Numerical Precision and Stability Notes
In computational tools, precision management is a quiet but important design decision. This calculator uses direct floating-point arithmetic and reports values to a user-selected number of decimal places. Internally, finite precision can create tiny residual mixed terms in the rotated result. For example, you may see B′ = 0.0000001 rather than exact zero. This is expected and acceptable in practical numeric workflows.
If your coefficients are very large or very small in magnitude, scaling the equation can improve interpretability. Since multiplying the whole equation by a constant does not change its geometric locus, normalization is often a good preprocessing step.
Mini Checklist for Accurate Inputs
- Confirm that coefficients are mapped to the correct terms: A for x², B for xy, C for y².
- Keep signs exactly as written in your source equation.
- Use decimal inputs when coefficients come from measured data fitting.
- Check whether your textbook expects a specific angle interval before final reporting.
Authoritative References for Further Study
- NIST Digital Library of Mathematical Functions (.gov)
- U.S. Bureau of Labor Statistics: Mathematicians and Statisticians (.gov)
- Lamar University Conic Sections Notes (.edu)
Final Takeaway
An angle of rotation of conic sections calculator is one of the most practical bridges between symbolic math and real computational analysis.
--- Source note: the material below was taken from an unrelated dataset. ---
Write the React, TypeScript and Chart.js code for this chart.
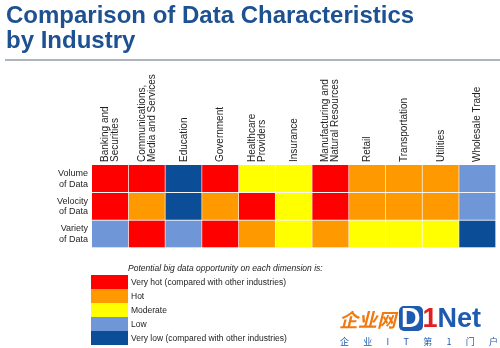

It automates the most error-prone steps, preserves mathematical rigor, and helps you move quickly from a raw general quadratic equation to a clean, interpretable conic model. Whether you are preparing for exams, validating homework, building geometric software, or applying quadratic models in engineering and science, this tool gives you reliable orientation analysis in seconds while still teaching the structure behind the transformation.